The company has received about 800 calls on the campaign connection since the presidential primaries began in January, Mr. Kennedy said. Heinz receives about 5,000 consumer calls monthly.

“There was not a lot of feedback” from consumers praising Heinz or promising boycotts, but the company was beginning to see a trend of people connecting the brand name to Mr. Kerry’s campaign, Mr. Kennedy said.

“We wanted to make sure all sides understand our public-ownership situation and our nonpartisan stance,” he said.

Although some individual Heinz officials have contributed to political campaigns, the company shies away from making any collective endorsements, Mr. Kennedy said.

The only presidential campaign that the company has supported was its commercial spoof in 1988 for Morris the cat, who represented Heinz’s 9 Lives cat food.

Despite the flak, sales have not slipped because of the Kerry connection, Mr. Kennedy said.

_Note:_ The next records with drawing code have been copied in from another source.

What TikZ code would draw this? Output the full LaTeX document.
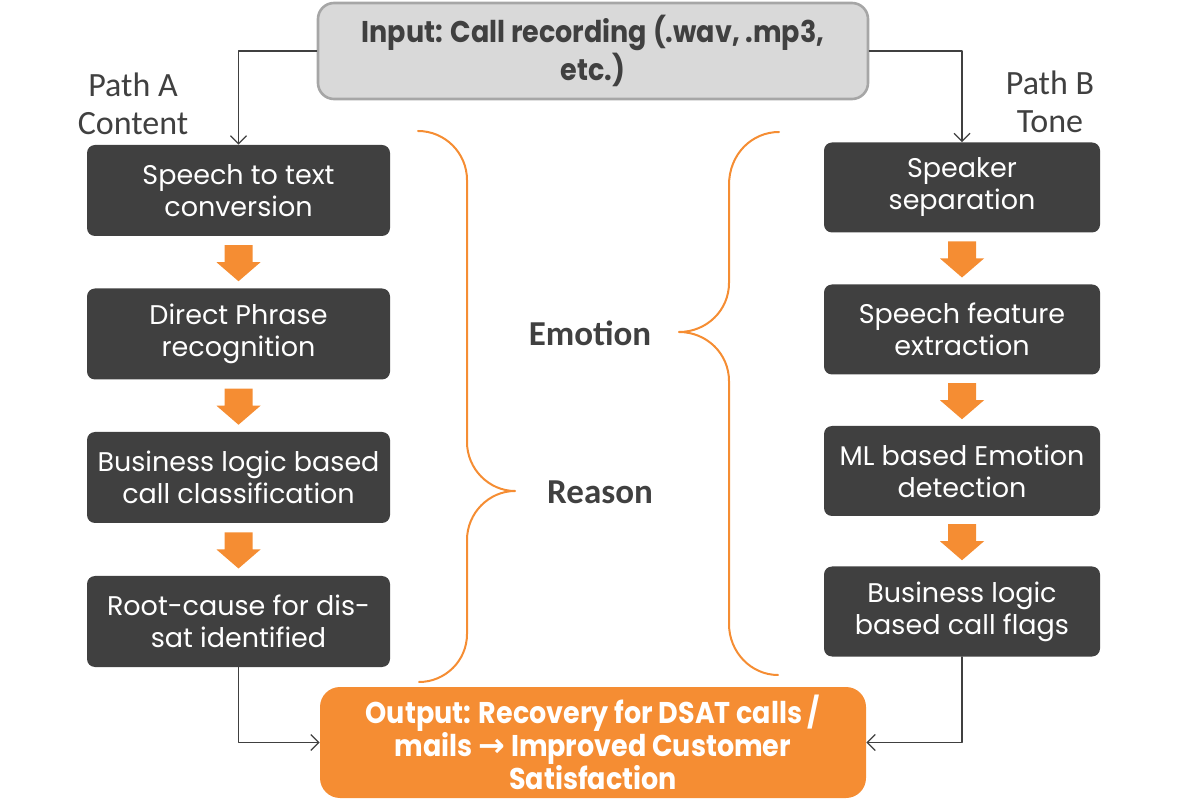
\documentclass[tikz,border=0pt]{standalone}
\usepackage{fontspec}
\usetikzlibrary{calc,arrows.meta}
\newfontfamily\gothic{Poppins}
\newfontfamily\gothiccond[FakeStretch=0.9]{Poppins}
\newfontfamily\calib{Carlito}
\newfontfamily\arrowfont{DejaVu Sans}
\definecolor{darkbox}{HTML}{404040}
\definecolor{inkgray}{HTML}{404040}
\definecolor{lightbox}{HTML}{D9D9D9}
\definecolor{lightedge}{HTML}{A6A6A6}
\definecolor{orangeC}{HTML}{F58D33}
\tikzset{
  stage/.style={fill=darkbox, rounded corners=4pt, text=white, align=center,
    font=\gothic\fontsize{13.5}{16}\selectfont, inner sep=0pt},
  stageA/.style={stage, minimum width=151.5pt, minimum height=45.5pt},
  stageB/.style={stage, minimum width=138pt, minimum height=45pt},
  pathlabel/.style={text=inkgray, align=center, font=\calib\fontsize{17}{19}\selectfont},
  bracelabel/.style={text=inkgray, font=\calib\bfseries\fontsize{17.5}{20}\selectfont},
  conn/.style={draw=inkgray, line width=0.6pt, -{Straight Barb[length=4pt,width=8pt]}},
  brace/.style={draw=orangeC, line width=1pt}
}
\begin{document}
\begin{tikzpicture}[x=0.5pt, y=-0.5pt, line join=round, line cap=round]
\useasboundingbox (0,0) rectangle (1200,812);
% input and output
\node[fill=lightbox, draw=lightedge, line width=1.3pt, rounded corners=8pt,
  minimum width=275pt, minimum height=48pt, align=center, text=inkgray,
  font=\gothiccond\bfseries\fontsize{15}{17.5}\selectfont] (input) at (593,51)
  {Input: Call recording (.wav, .mp3,\\etc.)};
\node[fill=orangeC, rounded corners=10pt, minimum width=273pt, minimum height=55.5pt,
  align=center, text=white, font=\gothiccond\bfseries\fontsize{15}{16.5}\selectfont]
  (output) at (593,742.5)
  {Output: Recovery for DSAT calls /\\mails {\arrowfont\bfseries\fontsize{16}{16.5}\selectfont →} Improved Customer\\Satisfaction};
% path A
\node[pathlabel] (labA) at (133,104) {Path A\\Content};
\node[stageA] (a1) at (238.5,190.5) {Speech to text\\conversion};
\node[stageA] (a2) at (238.5,334) {Direct Phrase\\recognition};
\node[stageA] (a3) at (238.5,477.5) {Business logic based\\call classification};
\node[stageA] (a4) at (238.5,621.5) {Root-cause for dis-\\sat identified};
% path B
\node[pathlabel] (labB) at (1050,102) {Path B\\Tone};
\node[stageB] (b1) at (962,187.5) {Speaker\\separation};
\node[stageB] (b2) at (962,329.5) {Speech feature\\extraction};
\node[stageB] (b3) at (962,471) {ML based Emotion\\detection};
\node[stageB] (b4) at (962,611.5) {Business logic\\based call flags};
% block arrows
\foreach \u/\v in {a1/a2,a2/a3,a3/a4,b1/b2,b2/b3,b3/b4}
  \fill[orangeC] ($(\u.south)!0.5!(\v.north)$) ++(-14,-17) -- ++(28,0) -- ++(0,17)
    -- ++(8,0) -- ++(-22,19) -- ++(-22,-19) -- ++(8,0) -- cycle;
% connectors
\draw[conn] (input.west) -| (a1.north);
\draw[conn] (input.east) -| (b1.north);
\draw[conn] (a4.south) |- (output.west);
\draw[conn] (b4.south) |- (output.east);
% braces
\draw[brace] (418,131) .. controls (445,131) and (467,153) .. (467,180) -- (467,442)
  .. controls (467,469) and (489,491) .. (515,491)
  .. controls (489,491) and (467,513) .. (467,540) -- (467,634)
  .. controls (467,661) and (445,682) .. (419,682);
\draw[brace] (779,132) .. controls (752,132) and (729,154) .. (729,185) -- (729,283)
  .. controls (729,310) and (707,332) .. (679,332)
  .. controls (707,332) and (729,354) .. (729,381) -- (729,624)
  .. controls (729,652) and (751,675) .. (778,675);
\node[bracelabel] (emotion) at (590,333) {Emotion};
\node[bracelabel] (reason) at (600,492) {Reason};
\end{tikzpicture}
\end{document}
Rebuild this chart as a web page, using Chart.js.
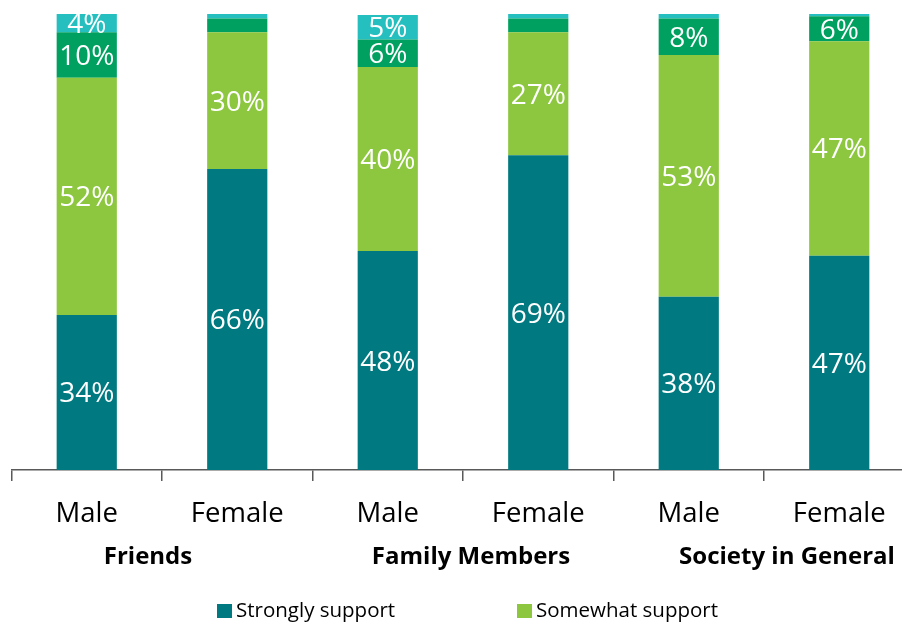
<!DOCTYPE html>
<html>
<head>
<meta charset="utf-8">
<script src="https://cdn.jsdelivr.net/npm/chart.js@4.4.1/dist/chart.umd.min.js"></script>
<style>
  html, body { margin: 0; padding: 0; background: #fff; overflow: hidden; }
  #wrap { position: relative; width: 920px; height: 624px; }
</style>
</head>
<body>
<div id="wrap"><canvas id="c" width="920" height="624"></canvas></div>
<script>
const categories = ["Male", "Female", "Male", "Female", "Male", "Female"];
const groups = ["Friends", "Family Members", "Society in General"];
const seriesNames = ["Strongly support", "Somewhat support", "Somewhat oppose", "Strongly oppose"];
const stronglySupport = [34, 66, 48, 69, 38, 47];
const somewhatSupport = [52, 30, 40.4, 27, 53, 47];
const somewhatOppose  = [10, 3, 6, 3, 8, 5.5];
const stronglyOppose  = [4, 1, 5.4, 1, 1, 0.5];

const colors = ["#007A80", "#8DC63F", "#00A160", "#26BFBF"];
const FONT = "'Open Sans', 'Noto Sans', sans-serif";

const labelPlugin = {
  id: 'valueLabels',
  afterDatasetsDraw(chart) {
    const ctx = chart.ctx;
    ctx.save();
    ctx.fillStyle = '#ffffff';
    ctx.font = "28px " + FONT;
    ctx.textAlign = 'center';
    ctx.textBaseline = 'middle';
    chart.data.datasets.forEach((ds, di) => {
      const meta = chart.getDatasetMeta(di);
      meta.data.forEach((bar, i) => {
        const v = ds.data[i];
        if (v >= 4) {
          const y = (bar.y + bar.base) / 2;
          ctx.fillText(Math.round(v) + '%', bar.x, y + 2);
        }
      });
    });
    ctx.restore();
  }
};

const groupPlugin = {
  id: 'groupLabels',
  afterDraw(chart) {
    const ctx = chart.ctx;
    const xs = chart.scales.x;
    const shifts = [-14, 8, 23];
    ctx.save();
    ctx.fillStyle = '#000';
    ctx.font = "bold 24px " + FONT;
    ctx.textAlign = 'center';
    ctx.textBaseline = 'middle';
    groups.forEach((g, k) => {
      const cx = (xs.getPixelForValue(2 * k) + xs.getPixelForValue(2 * k + 1)) / 2 + shifts[k];
      ctx.fillText(g, cx, 557);
    });
    // legend (first two series as in the reference)
    ctx.font = "20.5px " + FONT;
    ctx.textAlign = 'left';
    const legendX = [217, 517];
    [0, 1].forEach((di, k) => {
      const ds = chart.data.datasets[di];
      ctx.fillStyle = ds.backgroundColor;
      ctx.fillRect(legendX[k], 604, 15, 14);
      ctx.fillStyle = '#000';
      ctx.fillText(ds.label, legendX[k] + 19, 611);
    });
    ctx.restore();
  }
};

new Chart(document.getElementById('c'), {
  type: 'bar',
  data: {
    labels: categories,
    datasets: [
      { label: seriesNames[0], data: stronglySupport, backgroundColor: colors[0] },
      { label: seriesNames[1], data: somewhatSupport, backgroundColor: colors[1] },
      { label: seriesNames[2], data: somewhatOppose, backgroundColor: colors[2] },
      { label: seriesNames[3], data: stronglyOppose, backgroundColor: colors[3] }
    ]
  },
  options: {
    responsive: false,
    animation: false,
    layout: { padding: { left: 11.5, right: 5.5, top: 14, bottom: 0 } },
    datasets: { bar: { categoryPercentage: 1, barPercentage: 0.4, borderWidth: 0 } },
    plugins: {
      legend: { display: false },
      tooltip: { enabled: false }
    },
    scales: {
      x: {
        stacked: true,
        grid: { display: true, drawOnChartArea: false, drawTicks: true, tickLength: 11, color: '#595959', lineWidth: 1.5 },
        border: { display: true, color: '#595959', width: 1.5 },
        ticks: { color: '#000', font: { family: FONT, size: 27.5 }, padding: 17, maxRotation: 0 },
        afterFit(scale) { scale.height = 154; }
      },
      y: {
        stacked: true,
        display: false,
        min: 0,
        max: 100
      }
    }
  },
  plugins: [labelPlugin, groupPlugin]
});
</script>
</body>
</html>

San Francisco ketchup competitor Del Monte Foods Co., which has operations in Pittsburgh, also reported no sales changes for political reasons, said spokeswoman Melissa Murphy.

The “separation of Kerry and ketchup” is advantageous to both parties, said David Kusnet, a former speech writer for President Clinton and visiting fellow at the Economic Policy Institute, a Washington think tank.

Companies such as Heinz want to keep their brands neutral to avoid sparking consumer backlash, and Mr. Kerry would want to remain distant from a company that has overseas operations, Mr. Kusnet said.

The majority — 57 of 79 — of Heinz’s factories are overseas, because 60 percent of the company’s sales are outside the United States and the company wants factories close to the local markets, Mr. Kennedy said.

On the campaign trail, Mr. Kerry has proposed restructuring the corporate tax system to penalize “Benedict Arnold” corporations that send jobs offshore and reward companies that create jobs in the United States, while giving all U.S. businesses a 5 percent tax cut.